Tuesday, December 14, 2010

the last book I read

The Last Thing He Wanted by Joan Didion.

It's 1984, and the USA is engaged in various murky covert operations in Central America. There's also a US presidential election campaign going on, which Elena McMahon is engaged to cover as a journalist. For reasons murky to everyone but herself (and maybe even to herself) she walks off the campaign in mid-swing and heads off to Miami to visit her father.
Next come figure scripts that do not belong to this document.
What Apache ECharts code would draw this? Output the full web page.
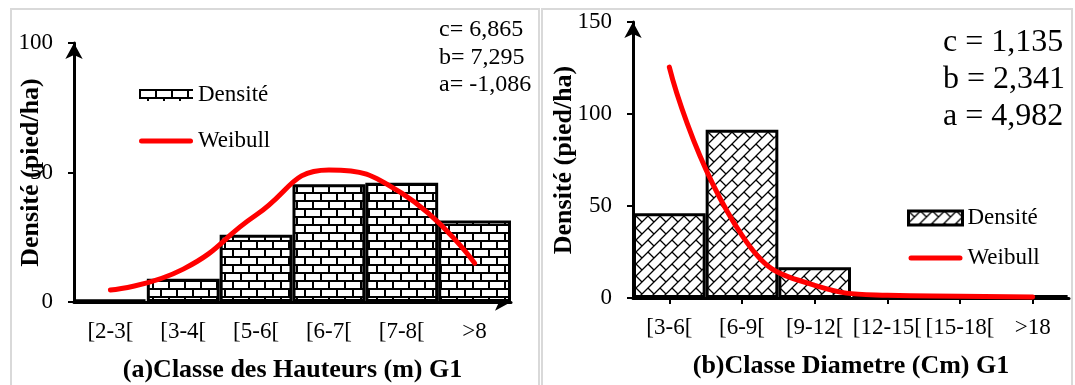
<!DOCTYPE html>
<html>
<head>
<meta charset="utf-8">
<script src="https://cdn.jsdelivr.net/npm/echarts@6/dist/echarts.min.js"></script>
<style>
  html, body { margin: 0; padding: 0; background: #fff; }
  #chartA { position: absolute; left: 0; top: 0; width: 540px; height: 385px; }
  #chartB { position: absolute; left: 540px; top: 0; width: 535px; height: 385px; }
</style>
</head>
<body>
<div id="chartA"></div>
<div id="chartB"></div>
<script>
// (a) hauteurs
const hauteurCategories = ['[2-3[', '[3-4[', '[5-6[', '[6-7[', '[7-8[', '>8'];
const hauteurDensite = [1, 9, 26, 45.5, 46, 31.5];
const hauteurWeibull = [4.6, 12.7, 33.6, 51, 42, 15];
const hauteurTicks = [0, 50, 100];
const hauteurParams = ['c= 6,865', 'b= 7,295', 'a= -1,086'];

// (b) diametres
const diametreCategories = ['[3-6[', '[6-9[', '[9-12[', '[12-15[', '[15-18[', '>18'];
const diametreDensite = [46, 91.4, 16.7, 1.5, 0, 1.5];
const diametreWeibull = [125.5, 34, 6.9, 1.5, 0.9, 0.5];
const diametreTicks = [0, 50, 100, 150];
const diametreParams = ['c = 1,135', 'b = 2,341', 'a = 4,982'];

const FONT = "'Liberation Serif', 'Times New Roman', serif";

// brick fill for chart (a)
function brickPattern() {
  const c = document.createElement('canvas');
  c.width = 16; c.height = 16;
  const ctx = c.getContext('2d');
  ctx.fillStyle = '#fff';
  ctx.fillRect(0, 0, 16, 16);
  ctx.strokeStyle = '#000';
  ctx.lineWidth = 2;
  ctx.beginPath();
  ctx.moveTo(0, 1); ctx.lineTo(16, 1);
  ctx.moveTo(0, 9); ctx.lineTo(16, 9);
  ctx.moveTo(1, 1); ctx.lineTo(1, 9);
  ctx.moveTo(9, 9); ctx.lineTo(9, 17);
  ctx.moveTo(9, -1); ctx.lineTo(9, 1);
  ctx.stroke();
  return c;
}

// diagonal brick fill for chart (b)
function diagBrickPattern() {
  const s = 12;
  const c = document.createElement('canvas');
  c.width = s; c.height = s;
  const ctx = c.getContext('2d');
  ctx.fillStyle = '#fff';
  ctx.fillRect(0, 0, s, s);
  ctx.strokeStyle = '#000';
  ctx.lineWidth = 1.3;
  ctx.beginPath();
  ctx.moveTo(-2, s + 2); ctx.lineTo(s + 2, -2);
  ctx.moveTo(-2, 2); ctx.lineTo(2, -2);
  ctx.moveTo(s - 2, s + 2); ctx.lineTo(s + 2, s - 2);
  ctx.moveTo(0, 0); ctx.lineTo(s / 2, s / 2);
  ctx.stroke();
  return c;
}

// thick red stroke with round ends for the Weibull legend entry
const lineIcon = 'path://M2.5,0 L51.5,0 A2.5,2.5 0 0 1 51.5,5 L2.5,5 A2.5,2.5 0 0 1 2.5,0 Z';

function buildOption(cfg) {
  return {
    backgroundColor: '#fff',
    animation: false,
    textStyle: { fontFamily: FONT, color: '#000' },
    grid: {
      left: cfg.grid[0], top: cfg.grid[1], width: cfg.grid[2], height: cfg.grid[3],
      outerBoundsMode: 'none'
    },
    legend: {
      left: cfg.legendPos[0],
      top: cfg.legendPos[1],
      orient: 'vertical',
      itemGap: cfg.legendGap,
      itemWidth: 54,
      itemHeight: cfg.legendIconH,
      textStyle: { fontFamily: FONT, fontSize: 23, color: '#000', lineHeight: 26 },
      data: [
        { name: 'Densité', icon: 'rect', itemStyle: { borderColor: '#000', borderWidth: cfg.legendBorder } },
        { name: 'Weibull', icon: lineIcon, itemStyle: { color: '#ff0000', borderWidth: 0 } }
      ]
    },
    xAxis: {
      type: 'category',
      data: cfg.categories,
      name: cfg.xName,
      nameLocation: 'middle',
      nameGap: 55,
      nameMoveOverlap: false,
      nameTextStyle: { fontFamily: FONT, fontSize: 26, fontWeight: 'bold', color: '#000' },
      axisLine: {
        lineStyle: { color: '#000', width: 3 },
        symbol: cfg.xArrow ? ['none', 'arrow'] : ['none', 'none'],
        symbolSize: [13, 16]
      },
      axisTick: { show: cfg.xTicks, alignWithLabel: true, length: 6, lineStyle: { color: '#000', width: 2 } },
      axisLabel: { fontFamily: FONT, fontSize: 23, color: '#000', margin: 18, interval: 0 },
      splitLine: { show: false }
    },
    yAxis: {
      type: 'value',
      min: 0,
      max: cfg.ticks[cfg.ticks.length - 1],
      interval: cfg.ticks[1] - cfg.ticks[0],
      name: 'Densité (pied/ha)',
      nameLocation: 'middle',
      nameGap: cfg.yNameGap,
      nameMoveOverlap: false,
      nameTextStyle: { fontFamily: FONT, fontSize: 26, fontWeight: 'bold', color: '#000' },
      axisLine: {
        show: true,
        lineStyle: { color: '#000', width: 3 },
        symbol: ['none', 'arrow'],
        symbolSize: [13, 16]
      },
      axisTick: { show: true, length: 6, lineStyle: { color: '#000', width: 2 } },
      axisLabel: { fontFamily: FONT, fontSize: 23, color: '#000', margin: 21 },
      splitLine: { show: false }
    },
    graphic: [
      {
        type: 'rect',
        shape: { x: cfg.frame[0], y: 9, width: cfg.frame[1], height: 420 },
        style: { fill: 'none', stroke: '#d9d9d9', lineWidth: 2 },
        silent: true
      },
      {
        type: 'text',
        left: cfg.paramPos[0],
        top: cfg.paramPos[1],
        style: {
          text: cfg.params.join('\n'),
          font: cfg.paramFont + 'px ' + FONT,
          lineHeight: cfg.paramLine,
          fill: '#000'
        }
      }
    ],
    series: [
      {
        name: 'Densité',
        type: 'bar',
        data: cfg.densite,
        barCategoryGap: '0%',
        itemStyle: {
          color: { image: cfg.pattern, repeat: 'repeat' },
          borderColor: '#000',
          borderWidth: 3
        },
        z: 2
      },
      {
        name: 'Weibull',
        type: 'line',
        data: cfg.weibull,
        smooth: 0.5,
        symbol: 'none',
        lineStyle: { color: '#ff0000', width: 5, cap: 'round' },
        itemStyle: { color: '#ff0000' },
        z: 3
      }
    ]
  };
}

const chartA = echarts.init(document.getElementById('chartA'));
chartA.setOption(buildOption({
  grid: [74, 43, 437, 259],
  categories: hauteurCategories,
  densite: hauteurDensite,
  weibull: hauteurWeibull,
  ticks: hauteurTicks,
  params: hauteurParams,
  xName: '(a)Classe des Hauteurs (m) G1',
  xArrow: true,
  xTicks: false,
  yNameGap: 30,
  legendPos: [134, 77],
  legendGap: 20,
  legendIconH: 12,
  legendBorder: 0,
  frame: [11, 528],
  paramPos: [439, 16],
  paramFont: 24,
  paramLine: 27.5,
  pattern: brickPattern()
}));

const chartB = echarts.init(document.getElementById('chartB'));
chartB.setOption(buildOption({
  grid: [93, 22, 436, 276],
  categories: diametreCategories,
  densite: diametreDensite,
  weibull: diametreWeibull,
  ticks: diametreTicks,
  params: diametreParams,
  xName: '(b)Classe Diametre (Cm) G1',
  xArrow: false,
  xTicks: true,
  yNameGap: 56,
  legendPos: [362, 200],
  legendGap: 14,
  legendIconH: 14,
  legendBorder: 3,
  frame: [2, 530],
  paramPos: [403, 24],
  paramFont: 32,
  paramLine: 37,
  pattern: diagBrickPattern()
}));
</script>
</body>
</html>
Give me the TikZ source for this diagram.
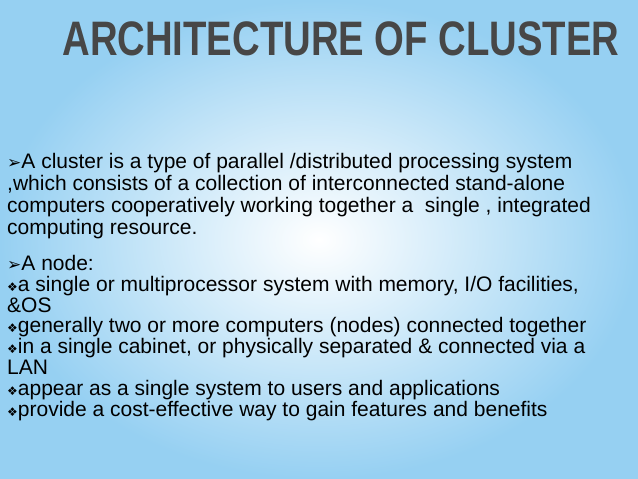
\documentclass[tikz,border=0pt]{standalone}
\usepackage{fontspec}
\setmainfont{Liberation Sans}
\newfontfamily\symf{DejaVu Sans}
\usetikzlibrary{shadings}
\definecolor{sky}{RGB}{150,208,242}
\begin{document}
\begin{tikzpicture}[x=1pt,y=-1pt,
  line/.style={anchor=base west,inner sep=0pt,font=\fontsize{21}{22}\selectfont,text=black}]
\useasboundingbox (0,0) rectangle (638,479);
\shade[inner color=white,outer color=sky] (0,0) rectangle (638,479);
\node[anchor=base,inner sep=0pt,font=\fontsize{44}{44}\selectfont\bfseries,text=black!72] (title) at (341,56) {\scalebox{0.87}[1.1]{ARCHITECTURE OF CLUSTER}};
\newcommand\ab{{\symf\fontsize{17}{17}\selectfont ➢}}
\newcommand\db{{\symf\fontsize{12}{12}\selectfont ❖}}
\node[line] (l1) at (7,168) {\ab A cluster is a type of parallel /distributed processing system};
\node[line] (l2) at (7,190) {,which consists of a collection of interconnected stand-alone};
\node[line] (l3) at (7,212) {computers cooperatively working together a \ single , integrated};
\node[line] (l4) at (7,234) {computing resource.};
\node[line] (l5) at (7,270) {\ab A node:};
\node[line] (l6) at (7,291) {\db a single or multiprocessor system with memory, I/O facilities,};
\node[line] (l7) at (7,312) {\&OS};
\node[line] (l8) at (7,332) {\db generally two or more computers (nodes) connected together};
\node[line] (l9) at (7,353) {\db in a single cabinet, or physically separated \& connected via a};
\node[line] (l10) at (7,374) {LAN};
\node[line] (l11) at (7,395) {\db appear as a single system to users and applications};
\node[line] (l12) at (7,416) {\db provide a cost-effective way to gain features and benefits};
\end{tikzpicture}
\end{document}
It seems Elena has some form in terms of unexplained sudden absences, having walked out on her now ex-husband Wynn Janklow and their teenage daughter Catherine a couple of years earlier for equally opaque reasons. One of the reasons she's decided to resume contact with her father is to bring him the news of her mother's death, but Dick McMahon seems more concerned with a deal he's cooked up with a strictly off-the-record arm of the US government to facilitate the supply of some arms to the Nicaraguan rebels. This is one of those One Last Big Job deals to set Dick up for a cosy retirement drinking bourbon and tinkering with his yacht, but it's scuppered by the sudden deterioration in Dick's health which threatens his participation. Seemingly for no better reason than because she can't think of anything better to do, Elena agrees to step in and take Dick's place - the job being to escort a planeload of arms to a military airfield in Costa Rica, meet the designated contact, pick up a million bucks and come straight back.

Needless to say it turns out not to be quite as straightforward as this - there's no-one waiting at the airfield with a convenient suitcase full of cash, so Elena has to get herself escorted to the nearest town, where she settles in at a hotel and waits for further instructions. These instructions take the form of the clandestine delivery of a fake passport in the name of Elise Meyer and a one-way ticket to an un-named Caribbean island, where Elena again books in at a hotel and waits for some news. Oddly, there seem to be a lot of Americans about, and few of them seem to be holidaymakers.

Gradually it becomes clear that there is going to be no payment for Dick McMahon's arms deal - all the clearer when Elena learns that Dick McMahon has died in a nursing home back in Florida - supposedly of natural causes, but if that were the case why didn't her contact mention it when she spoke to him? Feeling the walls closing in on her, Elena panics and flees the hotel, but with no passport she can't go far.

At this point US government troubleshooter, fixer, smoke-jumper and general can-do guy Treat Morrison steps in - called in to investigate after a panicked visit by Elena to the US embassy, he eventually tracks her down to the remote hotel where she's gone into hiding, at which point an unlikely romance develops. But just as there are things Elena doesn't know about, it turns out there are things Treat Morrison doesn't know about as well, in particular an assassination plot against a senior US diplomatic official on the island. The plot itself may or may not be real, but it provides a pretext for pinning responsibility for the plot on someone; someone who's proving an unexpected inconvenience perhaps....

Joan Didion is probably more famous for non-fiction, and political journalism in particular, than fiction, and this reads in places like a government report - much circuitous euphemism and jargon to skirt elliptically around unpalatable topics, repetition of key phrases, focusing on procedural minutiae rather than real moral issues, and a general tone of spooked paranoia - even though, to be fair, it turns out they are out to get you, in the end.

I can't remember a great deal about the only other Didion novel I've read, which was this one's predecessor Democracy, but the tone and central concerns were very similar, as well as the central characters - tough but brittle and remote female character who is elegant but tough in an Anna Wintour (or indeed Joan Didion) sort of way but, conversely, strangely susceptible to the charms of the slightly older world-weary guy who's deeply embedded in the system but at the same time has a heart of gold, both characters, paradoxically, being drawn together by their very coldness and remoteness. The difference, I suppose, is that in Democracy the central romance was played out over the course of the book and 20-odd years, whereas here it occupies no more than 20-odd pages at the end of the book and barely a couple of weeks by the book's internal timeline. The general paranoia and cynicism of all that's gone before being book-ended by effectively a tale of love at first sight seems like a slightly jarring change of pace, even if it does all ultimately end in tears.

Having said all that I enjoyed this greatly, though it won't be for everyone - there's a degree of metafictional detachment, as the narrator is a journalist piecing together the facts of the affair 10 or so years later - maybe it's even Didion herself? It also takes lot of words to describe a basically very simple plot that could be wrapped up in a dozen or so pages, though it does its circumlocutions in a very entertaining way.

The Last Thing He Wanted was published in 1996, and its immediate predecessor Democracy in 1984. In all Didion has published five novels in 47 years, and none since 1996, and she's now 76, so you may find that that's your lot. If so, and you want one and only one, I'd recommend Democracy.